## [Task requirements]
In the material below, the lines containing the word "that" are required; copy each of them.

## [Material supplied]
####################
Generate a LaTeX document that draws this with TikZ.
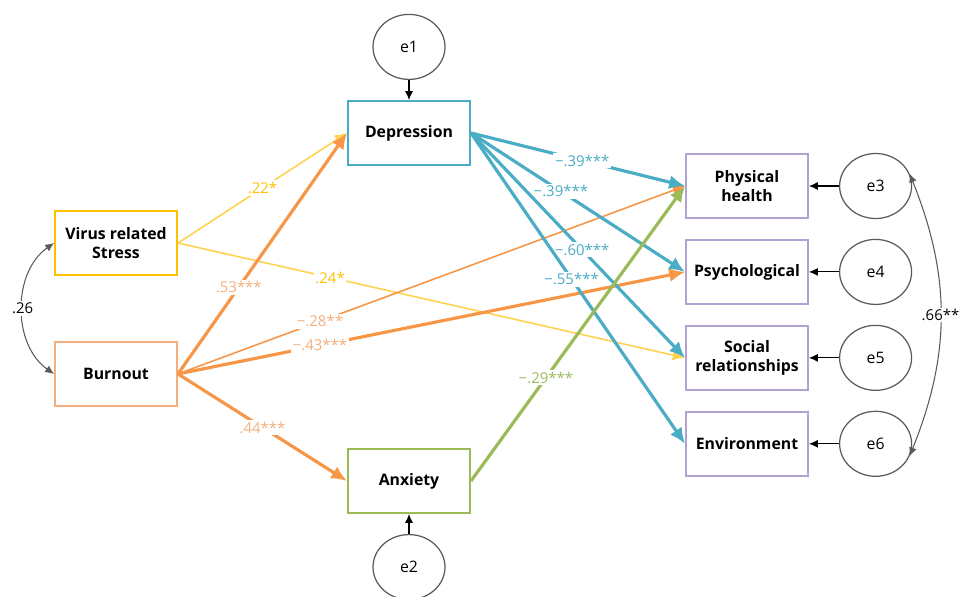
####################
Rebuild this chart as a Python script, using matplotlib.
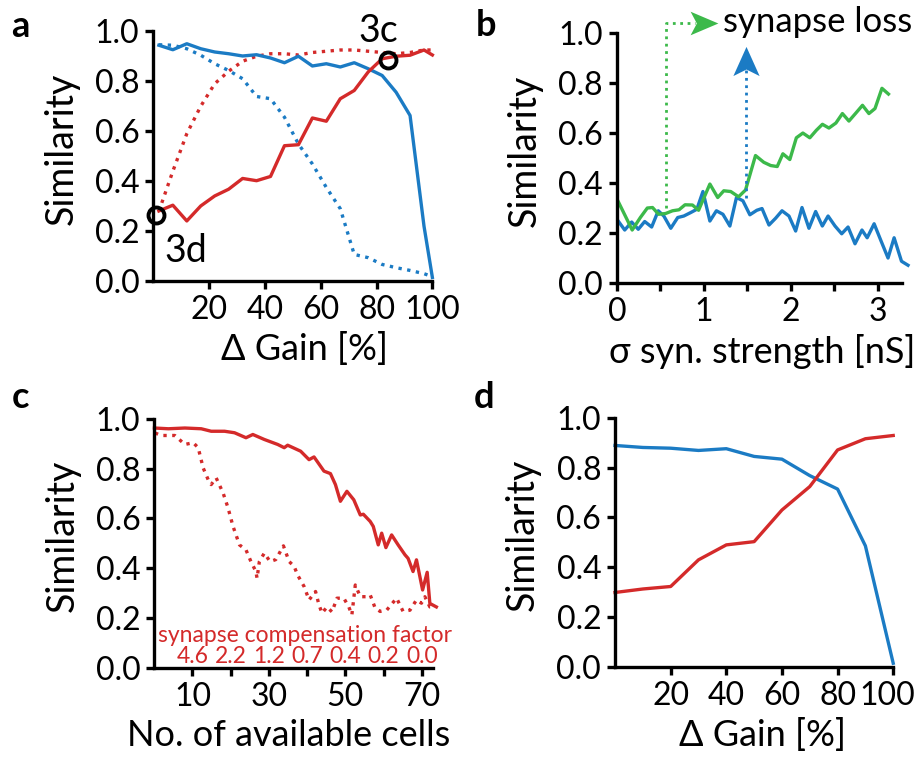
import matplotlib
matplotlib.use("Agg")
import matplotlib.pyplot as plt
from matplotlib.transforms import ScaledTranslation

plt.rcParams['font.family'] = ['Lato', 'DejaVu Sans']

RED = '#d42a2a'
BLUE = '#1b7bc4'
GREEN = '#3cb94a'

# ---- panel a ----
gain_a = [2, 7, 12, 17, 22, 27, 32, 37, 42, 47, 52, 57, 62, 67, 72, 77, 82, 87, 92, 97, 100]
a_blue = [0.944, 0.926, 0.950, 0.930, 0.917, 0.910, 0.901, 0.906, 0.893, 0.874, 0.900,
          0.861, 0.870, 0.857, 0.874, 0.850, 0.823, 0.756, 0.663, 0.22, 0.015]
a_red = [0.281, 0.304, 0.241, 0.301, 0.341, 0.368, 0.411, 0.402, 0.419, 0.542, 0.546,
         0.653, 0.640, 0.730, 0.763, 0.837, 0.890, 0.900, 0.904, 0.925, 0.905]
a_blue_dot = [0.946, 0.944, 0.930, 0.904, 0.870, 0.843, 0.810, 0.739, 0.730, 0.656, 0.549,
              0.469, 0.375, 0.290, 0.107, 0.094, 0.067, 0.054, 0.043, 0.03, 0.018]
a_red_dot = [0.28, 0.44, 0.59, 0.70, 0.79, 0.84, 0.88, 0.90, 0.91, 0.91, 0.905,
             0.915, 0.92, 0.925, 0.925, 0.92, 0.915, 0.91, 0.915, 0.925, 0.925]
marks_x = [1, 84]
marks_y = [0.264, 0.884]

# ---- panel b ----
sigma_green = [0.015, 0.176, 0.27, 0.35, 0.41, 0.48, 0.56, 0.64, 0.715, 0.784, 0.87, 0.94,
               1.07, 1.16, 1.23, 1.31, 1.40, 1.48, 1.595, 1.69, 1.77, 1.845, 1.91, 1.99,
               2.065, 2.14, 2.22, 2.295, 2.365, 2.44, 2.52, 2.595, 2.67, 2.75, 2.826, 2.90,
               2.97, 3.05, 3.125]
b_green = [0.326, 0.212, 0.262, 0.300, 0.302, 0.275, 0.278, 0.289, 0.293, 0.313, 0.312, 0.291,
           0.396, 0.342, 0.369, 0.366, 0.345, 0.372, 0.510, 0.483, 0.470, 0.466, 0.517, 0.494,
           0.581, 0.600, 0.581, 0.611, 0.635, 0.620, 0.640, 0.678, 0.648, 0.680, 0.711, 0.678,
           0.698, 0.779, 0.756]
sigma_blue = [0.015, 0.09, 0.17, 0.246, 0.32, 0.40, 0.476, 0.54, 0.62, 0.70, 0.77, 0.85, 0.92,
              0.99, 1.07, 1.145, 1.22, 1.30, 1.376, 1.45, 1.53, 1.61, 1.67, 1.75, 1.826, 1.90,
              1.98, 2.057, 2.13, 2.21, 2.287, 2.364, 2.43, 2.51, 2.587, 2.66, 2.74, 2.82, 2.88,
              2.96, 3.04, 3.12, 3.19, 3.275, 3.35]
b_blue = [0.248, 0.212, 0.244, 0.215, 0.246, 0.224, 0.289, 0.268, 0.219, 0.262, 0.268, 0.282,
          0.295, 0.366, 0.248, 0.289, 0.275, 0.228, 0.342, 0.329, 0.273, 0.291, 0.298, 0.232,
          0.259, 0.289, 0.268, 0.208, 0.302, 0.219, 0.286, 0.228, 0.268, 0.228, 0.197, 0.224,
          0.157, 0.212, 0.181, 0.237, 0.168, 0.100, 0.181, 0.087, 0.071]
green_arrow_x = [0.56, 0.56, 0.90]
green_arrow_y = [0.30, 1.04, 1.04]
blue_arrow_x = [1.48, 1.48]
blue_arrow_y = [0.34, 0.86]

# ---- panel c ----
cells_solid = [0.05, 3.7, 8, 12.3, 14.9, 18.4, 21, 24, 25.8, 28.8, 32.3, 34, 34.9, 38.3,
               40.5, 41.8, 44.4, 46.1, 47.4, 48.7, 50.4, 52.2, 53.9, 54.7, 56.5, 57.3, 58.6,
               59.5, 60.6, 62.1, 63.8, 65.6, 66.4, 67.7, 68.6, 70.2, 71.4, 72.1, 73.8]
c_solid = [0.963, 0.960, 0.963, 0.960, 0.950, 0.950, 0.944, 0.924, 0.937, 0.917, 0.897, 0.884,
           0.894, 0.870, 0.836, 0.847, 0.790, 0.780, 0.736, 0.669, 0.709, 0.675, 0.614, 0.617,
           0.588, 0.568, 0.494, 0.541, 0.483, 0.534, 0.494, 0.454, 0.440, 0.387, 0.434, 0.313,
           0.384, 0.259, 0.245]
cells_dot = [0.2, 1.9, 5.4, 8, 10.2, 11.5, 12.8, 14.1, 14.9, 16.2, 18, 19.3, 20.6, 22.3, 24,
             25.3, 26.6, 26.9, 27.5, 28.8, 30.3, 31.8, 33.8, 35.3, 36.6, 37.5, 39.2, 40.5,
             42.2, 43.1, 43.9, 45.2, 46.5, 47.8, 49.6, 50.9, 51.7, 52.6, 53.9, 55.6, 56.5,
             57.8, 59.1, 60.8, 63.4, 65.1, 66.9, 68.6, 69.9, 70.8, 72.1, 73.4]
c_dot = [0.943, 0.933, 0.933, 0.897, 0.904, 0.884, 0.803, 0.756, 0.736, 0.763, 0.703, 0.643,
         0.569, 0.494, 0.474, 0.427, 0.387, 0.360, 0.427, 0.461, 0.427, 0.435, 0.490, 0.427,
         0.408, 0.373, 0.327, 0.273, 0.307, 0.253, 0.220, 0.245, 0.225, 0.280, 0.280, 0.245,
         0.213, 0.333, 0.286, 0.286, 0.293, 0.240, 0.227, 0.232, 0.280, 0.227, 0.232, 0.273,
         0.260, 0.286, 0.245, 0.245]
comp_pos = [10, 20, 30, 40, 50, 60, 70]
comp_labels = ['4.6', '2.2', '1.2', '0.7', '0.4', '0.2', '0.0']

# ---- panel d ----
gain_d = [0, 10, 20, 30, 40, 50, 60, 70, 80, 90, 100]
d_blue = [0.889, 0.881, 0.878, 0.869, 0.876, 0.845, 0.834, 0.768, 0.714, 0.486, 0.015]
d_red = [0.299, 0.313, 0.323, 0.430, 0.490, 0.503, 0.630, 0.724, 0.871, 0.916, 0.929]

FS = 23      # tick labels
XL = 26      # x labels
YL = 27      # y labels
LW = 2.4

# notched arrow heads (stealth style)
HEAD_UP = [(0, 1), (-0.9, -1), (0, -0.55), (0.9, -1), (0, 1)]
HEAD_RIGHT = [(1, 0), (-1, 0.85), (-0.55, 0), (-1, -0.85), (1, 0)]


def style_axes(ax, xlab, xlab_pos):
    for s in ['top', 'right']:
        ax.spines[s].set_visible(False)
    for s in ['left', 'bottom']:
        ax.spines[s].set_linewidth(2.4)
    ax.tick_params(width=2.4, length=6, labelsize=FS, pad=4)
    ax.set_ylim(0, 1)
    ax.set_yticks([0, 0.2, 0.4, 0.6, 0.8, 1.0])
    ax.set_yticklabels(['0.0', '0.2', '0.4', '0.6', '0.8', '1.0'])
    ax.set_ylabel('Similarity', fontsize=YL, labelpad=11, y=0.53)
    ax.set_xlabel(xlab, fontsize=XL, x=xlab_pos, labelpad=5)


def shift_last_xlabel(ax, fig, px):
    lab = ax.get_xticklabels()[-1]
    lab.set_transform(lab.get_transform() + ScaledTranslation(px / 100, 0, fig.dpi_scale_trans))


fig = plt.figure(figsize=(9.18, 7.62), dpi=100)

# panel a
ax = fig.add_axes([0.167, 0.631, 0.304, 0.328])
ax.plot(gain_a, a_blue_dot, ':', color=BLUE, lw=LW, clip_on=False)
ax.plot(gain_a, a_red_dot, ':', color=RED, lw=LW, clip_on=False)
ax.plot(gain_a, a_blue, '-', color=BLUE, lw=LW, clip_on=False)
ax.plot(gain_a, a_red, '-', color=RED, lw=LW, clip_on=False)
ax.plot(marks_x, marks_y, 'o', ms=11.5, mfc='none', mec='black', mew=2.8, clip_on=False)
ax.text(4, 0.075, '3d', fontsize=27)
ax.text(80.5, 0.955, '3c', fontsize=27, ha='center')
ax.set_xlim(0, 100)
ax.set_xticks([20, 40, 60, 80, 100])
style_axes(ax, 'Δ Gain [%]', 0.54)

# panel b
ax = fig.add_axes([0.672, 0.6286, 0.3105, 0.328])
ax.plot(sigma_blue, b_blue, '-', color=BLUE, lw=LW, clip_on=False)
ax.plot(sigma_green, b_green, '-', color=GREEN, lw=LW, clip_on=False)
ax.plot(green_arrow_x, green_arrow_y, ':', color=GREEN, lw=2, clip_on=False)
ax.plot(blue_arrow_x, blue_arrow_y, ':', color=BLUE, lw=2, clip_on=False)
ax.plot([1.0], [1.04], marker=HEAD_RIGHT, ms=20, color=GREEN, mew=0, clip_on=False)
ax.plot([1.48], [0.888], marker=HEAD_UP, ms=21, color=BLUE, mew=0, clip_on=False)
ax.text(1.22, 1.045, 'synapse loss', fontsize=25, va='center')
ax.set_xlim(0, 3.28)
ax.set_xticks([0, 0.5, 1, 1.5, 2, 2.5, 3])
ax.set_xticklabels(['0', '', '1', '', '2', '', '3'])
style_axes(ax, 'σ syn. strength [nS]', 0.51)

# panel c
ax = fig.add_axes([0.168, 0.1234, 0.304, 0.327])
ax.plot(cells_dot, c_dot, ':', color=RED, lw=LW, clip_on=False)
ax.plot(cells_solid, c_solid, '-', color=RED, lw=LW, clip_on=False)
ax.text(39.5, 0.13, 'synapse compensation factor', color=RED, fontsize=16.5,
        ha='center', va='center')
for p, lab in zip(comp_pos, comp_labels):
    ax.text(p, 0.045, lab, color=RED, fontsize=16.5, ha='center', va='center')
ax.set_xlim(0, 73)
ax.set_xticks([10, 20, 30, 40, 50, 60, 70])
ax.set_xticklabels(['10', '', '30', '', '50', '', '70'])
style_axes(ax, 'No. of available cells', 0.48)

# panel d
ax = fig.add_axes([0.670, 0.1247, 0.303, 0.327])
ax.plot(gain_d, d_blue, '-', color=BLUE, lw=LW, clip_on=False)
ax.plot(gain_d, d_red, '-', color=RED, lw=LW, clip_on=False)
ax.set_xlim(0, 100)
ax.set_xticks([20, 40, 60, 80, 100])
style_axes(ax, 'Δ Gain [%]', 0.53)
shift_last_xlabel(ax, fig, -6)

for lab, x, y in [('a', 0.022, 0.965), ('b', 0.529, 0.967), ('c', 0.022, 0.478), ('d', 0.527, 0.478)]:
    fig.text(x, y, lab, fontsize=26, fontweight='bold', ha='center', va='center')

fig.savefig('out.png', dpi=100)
####################
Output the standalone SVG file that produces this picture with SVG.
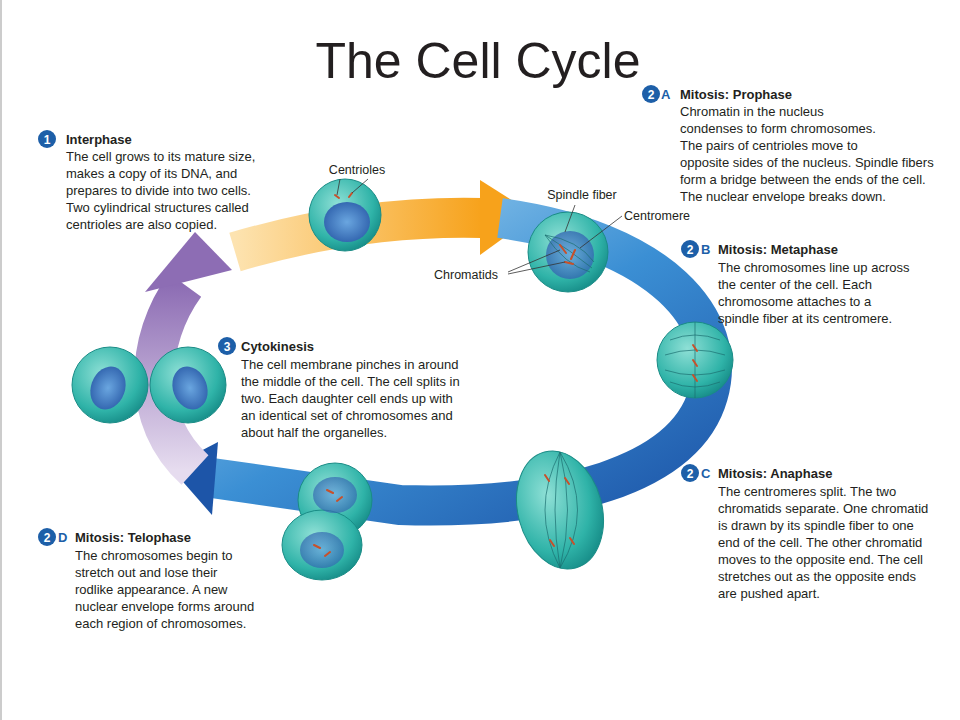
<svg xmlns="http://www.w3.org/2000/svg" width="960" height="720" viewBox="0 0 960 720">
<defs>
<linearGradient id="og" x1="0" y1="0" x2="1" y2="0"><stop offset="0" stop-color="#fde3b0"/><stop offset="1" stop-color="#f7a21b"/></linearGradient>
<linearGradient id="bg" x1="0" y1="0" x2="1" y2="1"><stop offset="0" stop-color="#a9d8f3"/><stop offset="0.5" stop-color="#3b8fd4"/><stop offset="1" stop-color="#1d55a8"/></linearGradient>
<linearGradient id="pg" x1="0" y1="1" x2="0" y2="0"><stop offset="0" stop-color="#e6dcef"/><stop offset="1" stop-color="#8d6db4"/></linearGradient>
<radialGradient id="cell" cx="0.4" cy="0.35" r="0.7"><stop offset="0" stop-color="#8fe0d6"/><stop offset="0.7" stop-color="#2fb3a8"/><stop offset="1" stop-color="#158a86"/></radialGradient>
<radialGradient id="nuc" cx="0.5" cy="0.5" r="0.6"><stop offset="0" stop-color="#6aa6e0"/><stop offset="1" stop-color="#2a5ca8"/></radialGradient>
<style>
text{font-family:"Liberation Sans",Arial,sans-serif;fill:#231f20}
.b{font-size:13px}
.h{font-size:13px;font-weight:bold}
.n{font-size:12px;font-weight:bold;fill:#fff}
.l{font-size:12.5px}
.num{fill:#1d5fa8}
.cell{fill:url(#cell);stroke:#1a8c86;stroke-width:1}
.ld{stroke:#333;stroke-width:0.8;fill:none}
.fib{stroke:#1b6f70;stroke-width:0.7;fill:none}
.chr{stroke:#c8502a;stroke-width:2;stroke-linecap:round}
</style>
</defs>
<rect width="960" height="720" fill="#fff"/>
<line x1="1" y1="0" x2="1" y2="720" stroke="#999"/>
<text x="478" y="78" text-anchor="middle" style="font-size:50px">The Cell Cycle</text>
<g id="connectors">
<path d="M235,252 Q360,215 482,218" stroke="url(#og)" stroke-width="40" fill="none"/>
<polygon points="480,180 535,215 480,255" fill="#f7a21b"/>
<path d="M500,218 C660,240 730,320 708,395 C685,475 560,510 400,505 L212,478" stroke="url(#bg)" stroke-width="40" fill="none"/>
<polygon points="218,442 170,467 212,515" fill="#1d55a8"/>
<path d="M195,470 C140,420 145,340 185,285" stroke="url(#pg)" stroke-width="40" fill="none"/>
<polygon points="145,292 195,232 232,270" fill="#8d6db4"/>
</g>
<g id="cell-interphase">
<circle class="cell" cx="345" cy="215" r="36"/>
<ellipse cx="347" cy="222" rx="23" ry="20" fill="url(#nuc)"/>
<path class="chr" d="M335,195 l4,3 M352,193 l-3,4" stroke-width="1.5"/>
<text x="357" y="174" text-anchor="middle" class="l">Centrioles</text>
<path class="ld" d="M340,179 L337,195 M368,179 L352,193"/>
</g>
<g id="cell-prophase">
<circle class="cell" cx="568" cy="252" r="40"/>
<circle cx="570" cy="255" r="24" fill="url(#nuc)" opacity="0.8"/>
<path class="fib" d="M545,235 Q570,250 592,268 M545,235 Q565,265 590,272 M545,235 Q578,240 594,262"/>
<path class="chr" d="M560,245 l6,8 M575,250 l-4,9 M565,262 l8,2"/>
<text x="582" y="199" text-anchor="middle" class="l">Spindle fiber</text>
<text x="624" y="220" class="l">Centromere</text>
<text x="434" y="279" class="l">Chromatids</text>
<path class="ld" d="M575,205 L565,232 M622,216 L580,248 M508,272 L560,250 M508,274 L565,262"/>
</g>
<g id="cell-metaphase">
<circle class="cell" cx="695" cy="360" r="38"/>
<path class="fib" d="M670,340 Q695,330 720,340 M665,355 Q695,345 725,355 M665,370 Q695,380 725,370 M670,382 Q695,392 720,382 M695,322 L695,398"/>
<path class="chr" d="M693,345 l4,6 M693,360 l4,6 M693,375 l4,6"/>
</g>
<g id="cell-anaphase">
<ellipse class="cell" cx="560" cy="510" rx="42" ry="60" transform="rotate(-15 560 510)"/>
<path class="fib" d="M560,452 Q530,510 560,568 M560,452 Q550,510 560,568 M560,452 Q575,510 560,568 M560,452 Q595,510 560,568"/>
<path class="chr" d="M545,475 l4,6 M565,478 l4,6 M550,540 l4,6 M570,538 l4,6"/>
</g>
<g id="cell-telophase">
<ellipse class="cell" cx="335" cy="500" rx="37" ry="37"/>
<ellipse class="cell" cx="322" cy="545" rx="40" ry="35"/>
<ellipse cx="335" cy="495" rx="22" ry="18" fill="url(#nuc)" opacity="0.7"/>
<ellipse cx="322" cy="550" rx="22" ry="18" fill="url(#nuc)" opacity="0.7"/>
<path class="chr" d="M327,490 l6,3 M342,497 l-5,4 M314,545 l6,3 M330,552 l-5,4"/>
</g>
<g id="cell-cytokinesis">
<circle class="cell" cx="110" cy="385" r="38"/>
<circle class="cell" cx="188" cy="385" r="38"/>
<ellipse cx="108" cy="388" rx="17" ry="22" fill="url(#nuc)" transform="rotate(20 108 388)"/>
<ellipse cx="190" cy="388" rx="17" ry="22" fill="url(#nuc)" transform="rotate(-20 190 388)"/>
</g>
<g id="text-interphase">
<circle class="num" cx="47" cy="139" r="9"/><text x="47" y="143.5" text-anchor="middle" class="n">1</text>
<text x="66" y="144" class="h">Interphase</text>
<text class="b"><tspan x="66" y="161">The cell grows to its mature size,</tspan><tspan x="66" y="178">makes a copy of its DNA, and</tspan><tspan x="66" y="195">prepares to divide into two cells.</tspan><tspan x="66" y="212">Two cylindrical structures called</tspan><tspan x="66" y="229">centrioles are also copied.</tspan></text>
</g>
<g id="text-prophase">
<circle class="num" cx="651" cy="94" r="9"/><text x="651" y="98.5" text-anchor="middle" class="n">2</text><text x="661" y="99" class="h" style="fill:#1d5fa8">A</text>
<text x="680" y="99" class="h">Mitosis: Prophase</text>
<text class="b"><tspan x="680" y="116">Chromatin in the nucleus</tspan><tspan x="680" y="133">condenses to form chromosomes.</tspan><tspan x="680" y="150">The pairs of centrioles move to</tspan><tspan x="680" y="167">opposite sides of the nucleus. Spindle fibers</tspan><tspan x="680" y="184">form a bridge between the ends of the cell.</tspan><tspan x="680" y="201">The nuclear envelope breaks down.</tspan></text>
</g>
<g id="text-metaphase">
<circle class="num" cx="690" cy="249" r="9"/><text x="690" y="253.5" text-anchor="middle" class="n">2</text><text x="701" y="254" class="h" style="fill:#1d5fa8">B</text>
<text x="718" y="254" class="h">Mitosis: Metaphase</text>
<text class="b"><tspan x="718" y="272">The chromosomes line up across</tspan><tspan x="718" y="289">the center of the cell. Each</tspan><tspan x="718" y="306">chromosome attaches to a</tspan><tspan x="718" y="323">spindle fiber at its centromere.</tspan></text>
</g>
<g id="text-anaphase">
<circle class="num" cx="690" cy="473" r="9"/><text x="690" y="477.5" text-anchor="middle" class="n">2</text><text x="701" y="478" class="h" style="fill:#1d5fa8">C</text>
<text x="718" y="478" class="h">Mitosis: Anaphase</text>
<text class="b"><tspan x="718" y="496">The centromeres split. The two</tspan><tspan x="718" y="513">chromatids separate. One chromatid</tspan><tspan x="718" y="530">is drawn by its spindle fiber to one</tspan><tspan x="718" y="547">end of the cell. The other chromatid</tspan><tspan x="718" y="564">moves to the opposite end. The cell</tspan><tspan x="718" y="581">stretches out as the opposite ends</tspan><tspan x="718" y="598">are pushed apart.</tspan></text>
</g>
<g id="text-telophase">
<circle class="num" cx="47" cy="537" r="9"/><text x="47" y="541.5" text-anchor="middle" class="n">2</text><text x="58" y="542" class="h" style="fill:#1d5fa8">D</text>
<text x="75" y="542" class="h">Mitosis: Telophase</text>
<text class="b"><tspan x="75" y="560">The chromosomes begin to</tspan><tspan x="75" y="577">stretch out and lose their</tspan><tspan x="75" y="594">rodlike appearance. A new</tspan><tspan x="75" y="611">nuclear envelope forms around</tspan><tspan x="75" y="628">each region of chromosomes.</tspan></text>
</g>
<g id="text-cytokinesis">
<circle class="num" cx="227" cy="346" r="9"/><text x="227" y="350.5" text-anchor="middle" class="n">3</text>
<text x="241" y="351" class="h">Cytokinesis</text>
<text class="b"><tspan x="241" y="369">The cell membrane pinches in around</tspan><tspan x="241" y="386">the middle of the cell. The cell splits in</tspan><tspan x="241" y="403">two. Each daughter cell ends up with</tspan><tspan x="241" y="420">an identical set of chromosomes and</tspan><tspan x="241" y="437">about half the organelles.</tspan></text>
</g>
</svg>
####################
## [Reply]
Generate a LaTeX document that draws this with TikZ.
Output the standalone SVG file that produces this picture with SVG.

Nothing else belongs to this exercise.